Une Séparation c’est la sobriété au service d’une histoire et des ses acteurs, c’est la sobriété comme clé de la réussite d’un réalisateur pour transcender une histoire banalement dramatique et faire ressortir l’exceptionnel qui réside, malgré nous, dans des vies qui nous paraissent parfois bien fades. Certains parlerons d’austérité et n’adhérerons pas parce-que leur conception du cinéma n’est pas celle-là. Ils passeront à côté de la force et de l’ambivalence des sentiments, bons ou mauvais, qui se dégage d’un jeu d’acteurs d’une précision presque scientifique.
L’histoire est basique : un couple se sépare, leur fille doit faire un choix. Le père du mari, dépendant, nécessite l’embauche d’une garde-malade. Garde-malade enceinte qui se retrouve rapidement débordée par la tâche et abandonne un jour le vieil homme une partie de l’après-midi, attaché à son lit. A son retour, son employeur découvre son père et, de colère, bouscule cette femme qui fait une fausse-couche peu après. S’ensuit une difficile bataille judiciaire entre deux familles que tout oppose.
Si l’histoire et simple, elle prend une force insoupçonnée par l’insistance du film sur l’ambiguïté des sentiments et des émotions des personnages. Tout au long du film, on découvre peu à peu qui ment, sciemment ou par omission.
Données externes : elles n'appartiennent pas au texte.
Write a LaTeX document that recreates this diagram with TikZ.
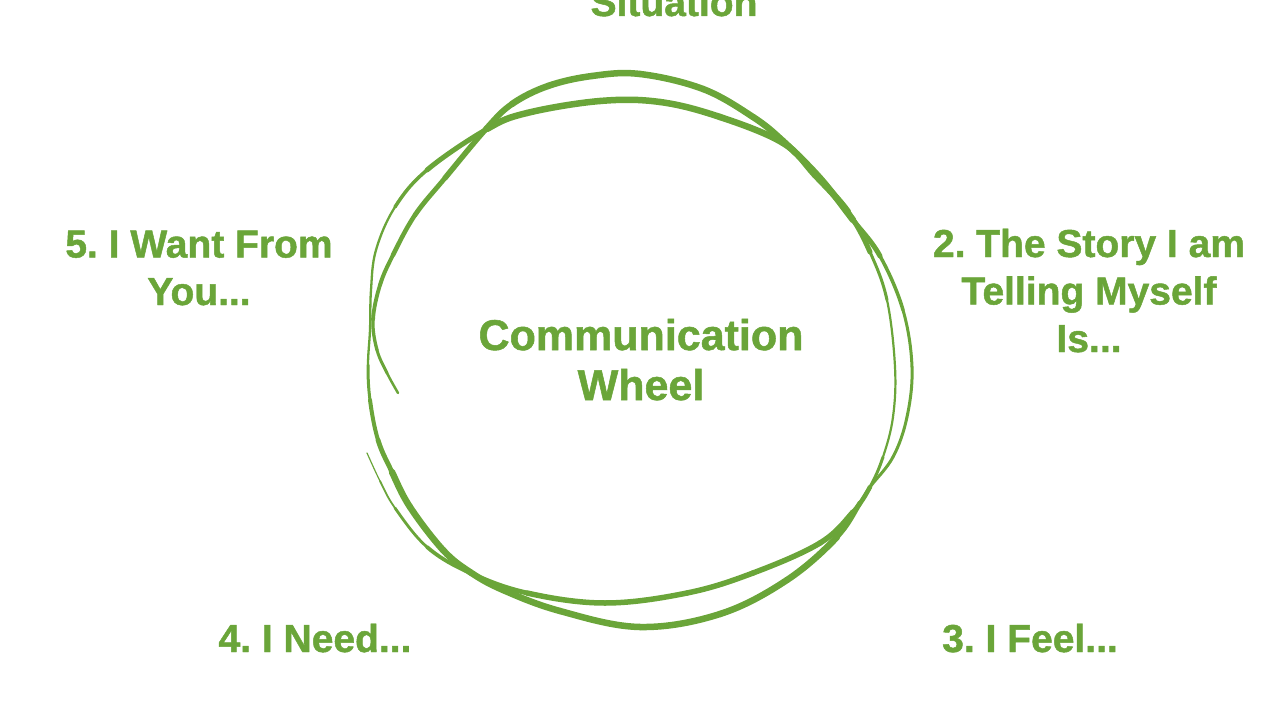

On apprend que les mensonges sont utilisés pour servir les intérêts de chacun. Cette scène fabuleuse du père stupéfait quand sa fille lui prouve qu’elle a conscience qu’il a menti au juge qui l’a inculpé du meurtre du fœtus est magistrale de tension. Il se retrouve incapable de répondre à sa fille, que ce soit pour reconnaitre la vérité ou pour tenter un nouveau mensonge.
C’est presque à un débat sur la conception de chacun du mensonge qu’on nous invite, sur ses conséquences sur les êtres qui nous sont chers. Cette sobriété générale du film nous laisse concentrés sur de complexes et nombreuses questions. Hors de question ici de perturber le spectateur, il est et doit resté concentré sur l’intrigue. Il doit pouvoir, avant même la fin, commencer à réfléchir aux questions presque philosophiques qui sont soulevées. Cette sobriété va même jusqu’à une absence totale de bande-originale dont on ne se rend compte que par hasard, captivé que l’on est par les enjeux.
Alors merci de nous faire découvrir une société iranienne si proche et si éloignée de la nôtre.
Merci de donner tant de matière à réfléchir en même temps que d’émotions à vivre.
Merci de montrer que les gens normaux peuvent être exceptionnels.
Merci de nous tirer les larmes avec si peu d’effets.